Menanti di Ruang Tunggu



Beberapa hari terakhir rasa-rasanya cuaca semakin dingin, konon posisi matahari dan bumi saat ini adalah jarak terjauh yang pernah ada. Fenomena ini para Ilmuan menyebutnya dengan istilah Aphelion. Benar atau tidaknya saya sendiri kurang faham.  


Jika berbicara tentang jarak yang terpikir di benakku justru jarak atara hidup dan mati. Saat ini jarak itu terasa begitu tipis, hanya seperti dipisahkan selaput tipis yang begitu gampang diseberangi. Dan tetiba kita berada diseberang dunia lain itu. Dunia kehampaan, dunia kematian.


Berita duka bertebaran di media sosial. Setiap hari kabar duka itu berdatangan tak henti-henti. Karib kerabat, sanak saudara, orang-orang yang kita kenal sepintas lalu maupun mereka yang begitu akrab, tetiba kabar dukanya datang menghenyakkan batin. Kita tertegung, merenungkan antrian kita pada nomor urut ke berapa. Bukankah sejatinya kita juga sedang menanti di ruang tunggu yang sama.


Dunia sedang sakit, sedang dilanda pandemi yang sepertinya tidak ada titik terangnya. Manusia terbelah, segolongan mempercayai pandemi ini nyata segolongan lagi menganggapnya hanya rekayasa demi kepentingan korporasi yang lebih besar. Masyarakat merasakan dampak yang luar biasa dari pandemi ini, sementara pemerintah mengeluarkan ke(tidak)bijakan yang ugal-ugalan. Sebentar-sebentar istilah baru dikeluarkan sebentar-sebentar larangan ini itu di terbitkan. Rasa-rasanya tidak ada solusi yang lebih praktis sementara waktu demi waktu korban berjatuhan semakin banyak. Masyarakat justru diminta goyang ubur-ubur atau menggunakan kalung penangkal anti corona itu.


Anehnya saya belum menemukan para pembuat kebijakan ugal-ugalan itu justru menjadi korban, saya belum mendengar kabar duka dari mereka, padahal saya sedang menanti-nanti kabar-kabar itu.

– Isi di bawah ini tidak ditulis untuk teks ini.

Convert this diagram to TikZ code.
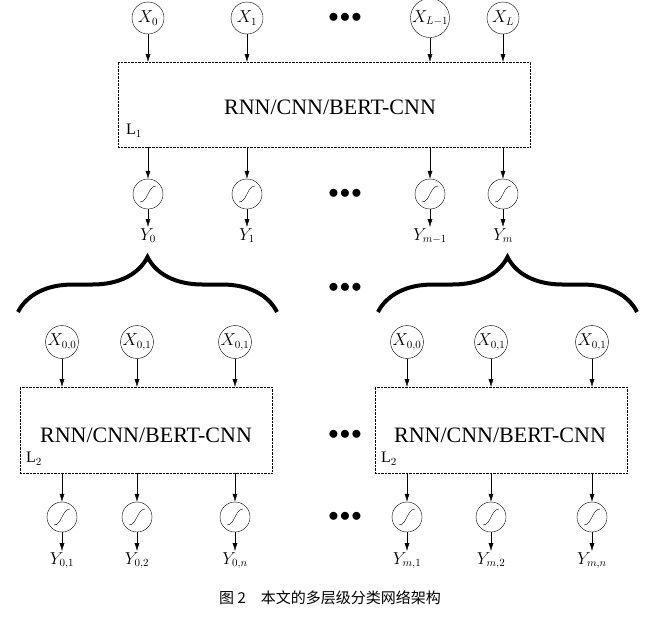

Bukan karena apa, cuman barangkali kebijakan yang lebih baik, yang lebih bijaksana untuk rakyat bisa dikeluarkan setelah mereka sendiri mengalami nasib yang sama.  Jangan sampai air mata yang mereka tumpahkan hanya karena melihat rakyatnya menderita, bukan air mata keran mereka juga terdampak penderitaan yang sama.


Atau barangkali pandemi ini memang pintar menyasar golongan tertentu. Golongan yang tidak bisa memiliki akses untuk mendapat perawat terbaik di rumah sakit. Golongan yang tidak memiliki relasi yang bisa memberinya dukungan untuk mendapatkan penanganan terbaik.  Ah sudahlah percuma juga memikirkan para pejabat itu, lebih baik kembali rebahan. Menikmati segelas teh madu dan menyelesaikan novel tebalku ini.